At the auto show, I stood rubbing my eyes before a red Lamborghini with doors like bat wings. No one was allowed to touch it. There were ropes.

The following Monday, Dad brought the mini-tract to Good Parent Educational Toy Corporation. They fawned over it but didn’t want to buy it without being sure there was a financially feasible way to rig up the calorie-sensitive infrastructure that Dad promised was forthcoming.

Dad chose to understand Good Parent’s enthusiasm as a kind of pledge and, long since sick of manipulating gluten, anyway, he quit his job at Useful to focus all his energy on Bonnie. He cashed out his 401(k) to fund a better home-laboratory. Let his beard go wild and took lunch in the lab. On weekends, we’d put it on a wheely-cart by the door. Knock three times and walk away. Once, I went up there with Brian, and we stayed after knocking. Dad came out.

I said, “Dad.”

He said, “No.” Then he ducked back inside.

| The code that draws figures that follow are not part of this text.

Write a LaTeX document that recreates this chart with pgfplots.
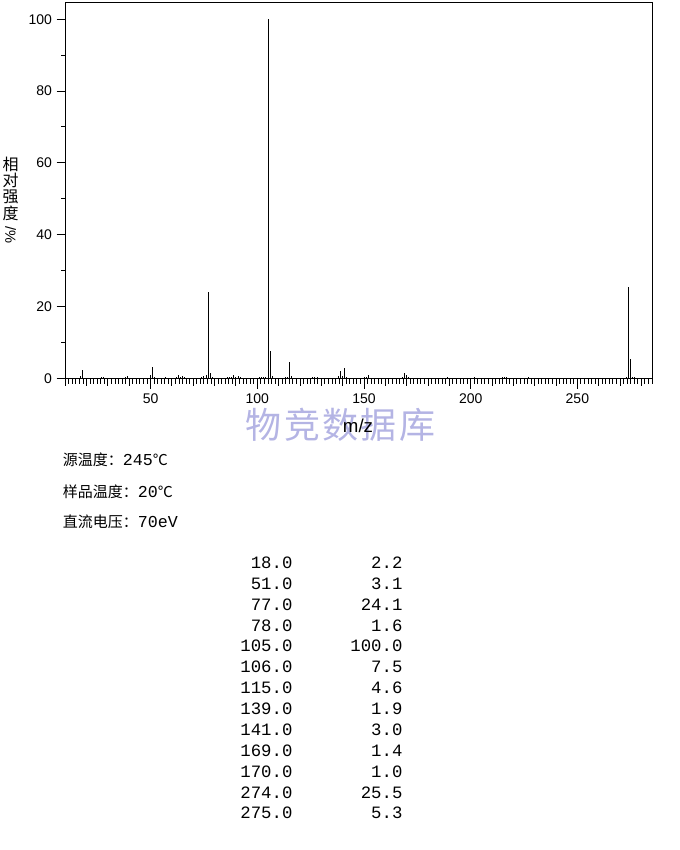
\documentclass[border=0pt]{standalone}
\usepackage{fontspec}
\setmainfont{Liberation Sans}
\newfontfamily\cjk{Noto Sans CJK SC}
\newfontfamily\mono{Liberation Mono}
\usepackage{pgfplots}
\pgfplotsset{compat=1.18}
\definecolor{wm}{RGB}{180,180,228}

\pgfplotstableread{
mz int
17 0.6
18 2.2
27 0.3
28 0.3
38 0.4
39 0.6
50 0.9
51 3.1
52 0.3
57 0.3
62 0.4
63 0.9
64 0.5
65 0.6
66 0.3
74 0.4
75 0.6
76 1.0
77 24.1
78 1.6
79 0.3
86 0.3
87 0.3
88 0.3
89 0.8
90 0.4
91 0.6
92 0.3
101 0.3
102 0.5
103 0.4
104 0.4
105 100.0
106 7.5
107 0.6
113 0.5
114 0.4
115 4.6
116 0.6
126 0.3
127 0.3
128 0.3
138 0.6
139 1.9
140 0.6
141 3.0
142 0.5
150 0.4
151 0.5
152 0.9
168 0.5
169 1.4
170 1.0
171 0.3
189 0.3
202 0.3
215 0.3
216 0.4
217 0.3
227 0.3
273 0.4
274 25.5
275 5.3
276 0.5
277 0.3
}\spectrum

\pgfplotsset{
  myaxis/.style={
    at={(48.975pt,-283.725pt)}, anchor=south west,
    scale only axis, width=440.55pt, height=281.7pt,
    xmin=10, xmax=285.3, ymin=0, ymax=104.6,
    axis line style={line width=0.75pt, black},
    tick style={line width=0.75pt, black},
    tick align=outside, tick pos=left,
    /pgf/number format/assume math mode=true,
    tick label style={font=\fontsize{10.5}{12}\selectfont},
  }
}

\begin{document}
\begin{tikzpicture}
\begin{scope}[x=0.75pt,y=-0.75pt]
\path[use as bounding box] (0,0) rectangle (680,850);
% watermark
\node[text=wm, font=\cjk\fontsize{27}{28}\selectfont, inner sep=0] at (340.5,424.5) {物\kern1.8pt 竞\kern1.8pt 数\kern1.8pt 据\kern1.8pt 库};
\end{scope}

% medium ticks every 10
\begin{axis}[myaxis,
  hide y axis, axis x line*=bottom,
  xtick={10,20,...,280}, xticklabels={},
  major tick length=5.5pt,
]
\end{axis}

% major/minor x ticks with labels
\begin{axis}[myaxis,
  hide y axis, axis x line*=bottom,
  xtick={50,100,...,250},
  minor xtick={10,11.66667,...,285},
  major tick length=8pt, minor tick length=4pt,
]
\end{axis}

% data, frame, y ticks
\begin{axis}[myaxis,
  xtick=\empty,
  ytick={0,20,...,100},
  minor ytick={10,30,...,90},
  major tick length=6.5pt, minor tick length=3.2pt,
]
\addplot[ycomb, black, line width=0.75pt, mark=none] table[x=mz, y=int] {\spectrum};
\end{axis}

\begin{scope}[x=0.75pt,y=-0.75pt]
% y label
\node[font=\cjk\fontsize{12}{12}\selectfont, inner sep=0] at (10.5,164.5) {相};
\node[font=\cjk\fontsize{12}{12}\selectfont, inner sep=0] at (10.5,180.5) {对};
\node[font=\cjk\fontsize{12}{12}\selectfont, inner sep=0] at (10.5,197) {强};
\node[font=\cjk\fontsize{12}{12}\selectfont, inner sep=0] at (10.5,213.5) {度};
\node[font=\fontsize{11}{12}\selectfont, inner sep=0, rotate=-90] at (10.5,235) {/\%};
% x label
\node[font=\fontsize{14}{15}\selectfont, inner sep=0] at (358,426) {m/z};
% info lines
\node[font=\cjk\fontsize{11.25}{13}\selectfont, anchor=west, inner sep=0] at (62.7,460) {源温度：{\mono\fontsize{12.5}{13}\selectfont 245}℃};
\node[font=\cjk\fontsize{11.25}{13}\selectfont, anchor=west, inner sep=0] at (62.7,491.7) {样品温度：{\mono\fontsize{12.5}{13}\selectfont 20}℃};
\node[font=\cjk\fontsize{11.25}{13}\selectfont, anchor=west, inner sep=0] at (62.7,521.7) {直流电压：{\mono\fontsize{12.5}{13}\selectfont 70eV}};
% peak table
\foreach \a/\b [count=\i from 0] in {18.0/2.2, 51.0/3.1, 77.0/24.1, 78.0/1.6, 105.0/100.0, 106.0/7.5, 115.0/4.6, 139.0/1.9, 141.0/3.0, 169.0/1.4, 170.0/1.0, 274.0/25.5, 275.0/5.3}{
  \node[font=\mono\fontsize{13}{15}\selectfont, anchor=east, inner sep=0] at (292.7,562.7+20.88*\i) {\a};
  \node[font=\mono\fontsize{13}{15}\selectfont, anchor=east, inner sep=0] at (402.7,562.7+20.88*\i) {\b};
}
\end{scope}
\end{tikzpicture}
\end{document}
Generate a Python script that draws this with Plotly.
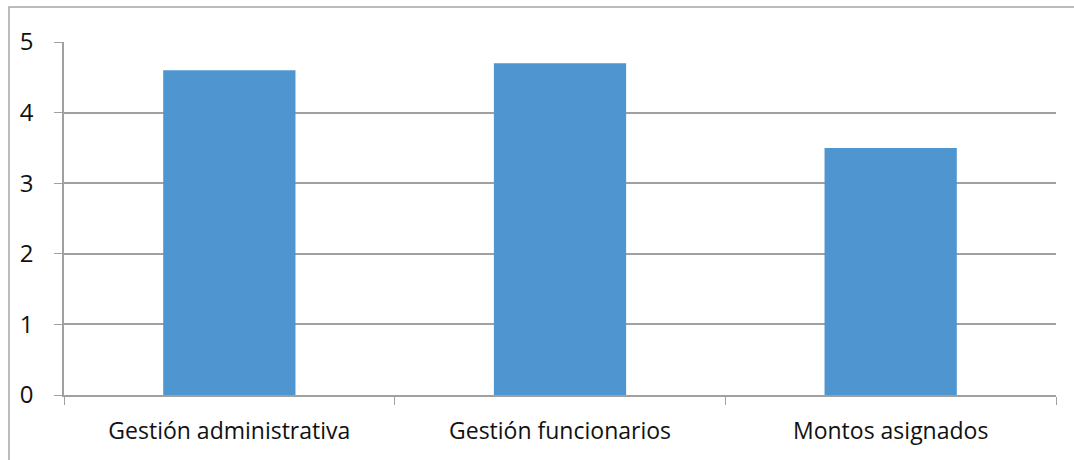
import plotly.graph_objects as go

categories = ["Gestión administrativa", "Gestión funcionarios", "Montos asignados"]
values = [4.6, 4.7, 3.5]
y_ticks = [0, 1, 2, 3, 4, 5]

W, H = 1074, 460
ML, MR, MT, MB = 64, 18, 42, 65

fig = go.Figure(
    go.Bar(x=categories, y=values, marker=dict(color="#4F96D0", line=dict(width=0)))
)

pw = W - ML - MR
ph = H - MT - MB

def px_to_paper_x(px):
    return (px - ML) / pw

def px_to_paper_y(py):
    return (H - MB - py) / ph

fig.update_layout(
    width=W,
    height=H,
    margin=dict(l=ML, r=MR, t=MT, b=MB),
    paper_bgcolor="white",
    plot_bgcolor="white",
    bargap=0.6,
    showlegend=False,
    font=dict(family="Open Sans", size=23, color="#111111"),
    shapes=[
        dict(
            type="rect", xref="paper", yref="paper",
            x0=px_to_paper_x(9), x1=px_to_paper_x(1090),
            y0=px_to_paper_y(480), y1=px_to_paper_y(7),
            line=dict(color="#a6a6a6", width=1.5), fillcolor="rgba(0,0,0,0)",
            layer="below",
        )
    ],
)

fig.update_xaxes(
    type="category",
    tickson="boundaries",
    ticks="outside",
    ticklen=8,
    tickcolor="#a0a0a0",
    showline=True,
    linecolor="#a0a0a0",
    linewidth=1.5,
    showgrid=False,
    tickfont=dict(size=23),
    ticklabelstandoff=15,
)

fig.update_yaxes(
    range=[0, 5],
    tickvals=y_ticks,
    ticks="outside",
    ticklen=8,
    tickcolor="#a0a0a0",
    showline=True,
    linecolor="#a0a0a0",
    linewidth=1.5,
    showgrid=True,
    gridcolor="#a0a0a0",
    gridwidth=1.5,
    zeroline=False,
    tickfont=dict(size=24),
    ticklabelstandoff=16,
)

fig.write_html("out.html")
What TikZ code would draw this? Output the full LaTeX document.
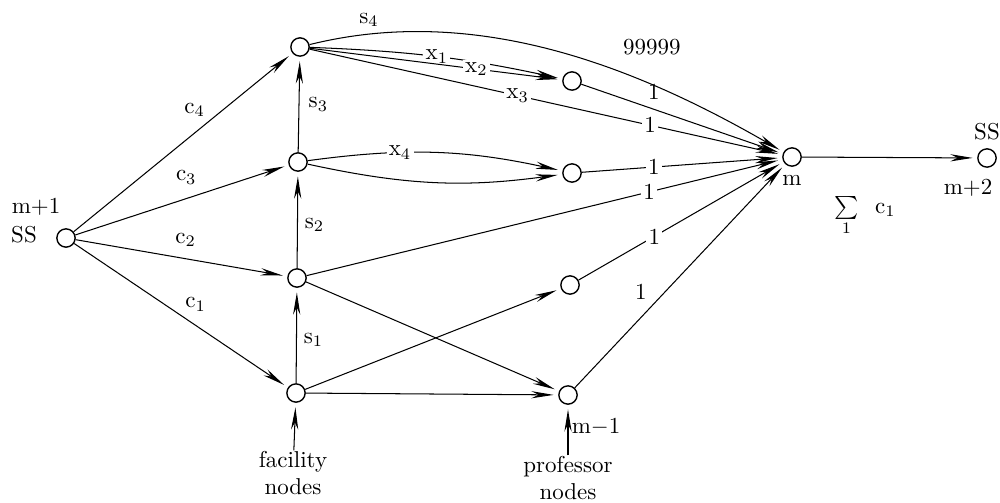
\documentclass[tikz,border=0pt]{standalone}
\usepackage{amsmath,amssymb}
\usepackage{tikz}
\usetikzlibrary{arrows.meta,positioning}

\tikzset{
  vtx/.style={circle, draw, line width=0.6pt, minimum size=0.28cm, inner sep=0pt},
  flow/.style={->, shorten >=2pt},
  lbl/.style={inner sep=1pt},
  cutlbl/.style={inner sep=1pt, fill=white},
}

\begin{document}
\begin{tikzpicture}[>={Stealth[length=3.4mm,width=1.1mm]}, x=0.153cm, y=-0.153cm, line width=0.45pt]
    \useasboundingbox (0,0) rectangle (100,50.3);

    % Source, collector and sink
    \node[vtx] (src) at (6.6,23.8) {};
    \node[vtx] (m) at (79.2,15.7) {};
    \node[vtx] (snk) at (98.7,15.8) {};

    % Facility nodes
    \node[vtx] (f1) at (29.6,39.3) {};
    \node[vtx] (f2) at (29.7,27.8) {};
    \node[vtx] (f3) at (29.8,16.2) {};
    \node[vtx] (f4) at (30.0,4.7) {};

    % Professor nodes
    \node[vtx] (p1) at (57.2,8.1) {};
    \node[vtx] (p2) at (57.2,17.3) {};
    \node[vtx] (p3) at (57.0,28.5) {};
    \node[vtx] (p4) at (56.8,39.5) {};

    % Texts beside the nodes
    \node at (2.4,23.5) {SS};
    \node at (3.6,20.7) {m$+$1};
    \node[below=0pt of m] {m};
    \node[above=0pt of snk] {SS};
    \node at (96.8,18.8) {m$+$2};
    \node at (59.6,42.7) {m$-$1};
    \node[align=center, inner sep=0pt] (facl) at (29.3,47.3) {facility\\nodes};
    \node[align=center, inner sep=0pt] (profl) at (56.8,47.8) {professor\\nodes};

    % Source to facilities
    \draw[flow] (src) -- (f4) node[lbl, pos=0.62, above left=1pt] {$\mathrm{c}_4$};
    \draw[flow] (src) -- (f3) node[lbl, pos=0.52, above=5pt] {$\mathrm{c}_3$};
    \draw[flow] (src) -- (f2) node[lbl, pos=0.52, above=4pt] {$\mathrm{c}_2$};
    \draw[flow] (src) -- (f1) node[lbl, pos=0.5, above right=1pt] {$\mathrm{c}_1$};

    % Between facilities
    \draw[flow] (f1) -- (f2) node[lbl, pos=0.45, right=2pt] {$\mathrm{s}_1$};
    \draw[flow] (f2) -- (f3) node[lbl, pos=0.45, right=2pt] {$\mathrm{s}_2$};
    \draw[flow] (f3) -- (f4) node[lbl, pos=0.5, right=3pt] {$\mathrm{s}_3$};
    \draw[flow] (f4) to[out=14, in=150, looseness=0.9]
        node[lbl, pos=0.12, above=2pt] {$\mathrm{s}_4$}
        node[lbl, pos=0.71, above=12pt] {99999} (m);

    % Facilities to professors
    \draw[flow] (f4) to[bend left=5] node[cutlbl, pos=0.5] {$\mathrm{x}_1$} (p1);
    \draw[flow] (f4) -- (p1) node[cutlbl, pos=0.66] {$\mathrm{x}_2$};
    \draw[flow] (f4) -- (m)
        node[cutlbl, pos=0.44] {$\mathrm{x}_3$}
        node[cutlbl, pos=0.72] {1};
    \draw[flow] (f3) to[bend left=10] node[cutlbl, pos=0.35] {$\mathrm{x}_4$} (p2);
    \draw[flow] (f3) to[bend right=10] (p2);
    \draw[flow] (f2) -- (m) node[cutlbl, pos=0.72] {1};
    \draw[flow] (f2) -- (p4);
    \draw[flow] (f1) -- (p3);
    \draw[flow] (f1) -- (p4);

    % Professors to collector
    \draw[flow] (p1) -- (m) node[lbl, pos=0.36, above=3pt] {1};
    \draw[flow] (p2) -- (m) node[cutlbl, pos=0.36] {1};
    \draw[flow] (p3) -- (m) node[cutlbl, pos=0.37] {1};
    \draw[flow] (p4) -- (m) node[lbl, pos=0.37, above left=2pt] {1};

    % Collector to sink
    \draw[flow] (m) -- (snk) node[lbl, pos=0.36, below=0.55cm] {$\sum\limits_{1}\;\; \mathrm{c}_1$};

    % Pointers to the node groups
    \draw[flow] (facl) -- (f1);
    \draw[flow] (profl) -- (p4);
\end{tikzpicture}
\end{document}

Brian said Dad was a fuckface and I told him to shut up. Then Brian punched me in the stomach and I slapped the side of his head. It toppled him. He was smaller than me. When he sat up, his eyes narrow and wet, he said we were no longer brothers and vowed not to speak to me ever again.

Two years later, I got caught with a hard-on in the shower after gym. I wasn’t even looking at anybody, my eyes were closed, but Bill Rasmussen announced the news to the locker room. I could’ve taken him, easy, and I didn’t. It was mostly true what he said about me and I froze up.

When I came home from school, Dad was singing to the twins in the kitchen. Old Beatles songs. I went in there. He crooned at the three of us, clapped beats out on the counter. At first, we held back our laughter because we liked it and didn’t want to give him any kind of victory, but he kept going so long, and he won. We had to laugh to stop him. He’d finished Bonnie’s infrastructure. “Tomorrow’s payday,” he told us. He sliced up some apples and made us triple-decker grilled cheeses in a pan.

Timmy, newly vegan, gave his sandwich to Brian. Brian said, “No way this means you get Claudia.”

Claudia Berman was a high-haired, flat-chested baton-twirler who lived across the street. Sometimes she called and asked for Timmy. Sometimes Brian.

“I think she likes me,” Timmy said.

Brian said, “No one likes you.”

“Well, I definitely like her, even if she doesn’t like me. She has kind eyes, I think.”

“She thinks you’re an asshole, Timmy.”

When Dad brought the new Bonnie to Good Parent, they slapped him on the back and called him a visionary. Then they said they needed something much simpler: Dad had designed the mini-tract to take any type of food you could jam into the doll’s mouth — he figured that little girls would thrill to feed Bonnie the same food that they themselves were eating — but Good Parent figured they would do better with a Bonnie who was only able to digest a perishable, vitamin-enriched protein paste that required refrigeration and could be sold for five dollars a tube. So they told him to dumb down the mini-tract and create a paste. “Something that smells good,” they told him.